Abstract:
Heart disease is among the leading causes for death globally. Thus, early
identification and treatment are indispensable to prevent the disease. In this
work, we propose a framework based on machine learning algorithms to
tackle such problems through the identification of risk variables associated
to this disease. To ensure the success of our proposed model, influential data
pre-processing and data transformation strategies are used to generate
accurate data for the training model that utilizes the five most popular
datasets (Hungarian, Stat log, Switzerland, Long Beach VA, and Cleveland)
from UCI. The univariate feature selection technique is applied to identify
essential features and during the training phase, classifiers, namely extreme
gradient boosting (XGBoost), support vector machine (SVM), random forest
(RF), gradient boosting (GB), and decision tree (DT), are deployed.

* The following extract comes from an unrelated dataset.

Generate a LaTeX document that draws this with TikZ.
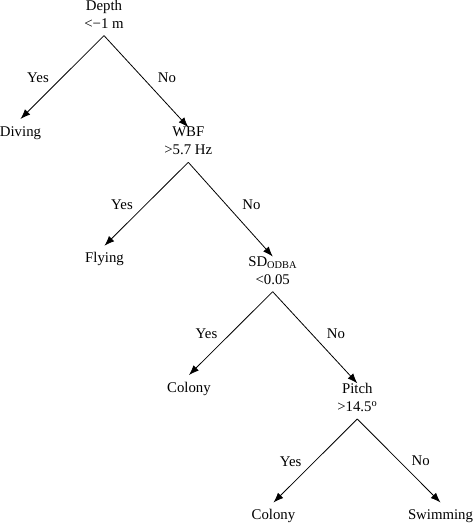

Subsequently, various performance evaluations are measured to demonstrate
accurate predictions using the introduced algorithms. The inclusion of
Univariate results indicated that the DT classifier achieves a comparatively
higher accuracy of around 97.75% than others. Thus, a machine learning
approach is recognize, that can predict heart disease with high accuracy.
Furthermore, the 10 attributes chosen are used to analyze the model's
outcomes explain ability, indicating which attributes are more significant in
the model's outcome.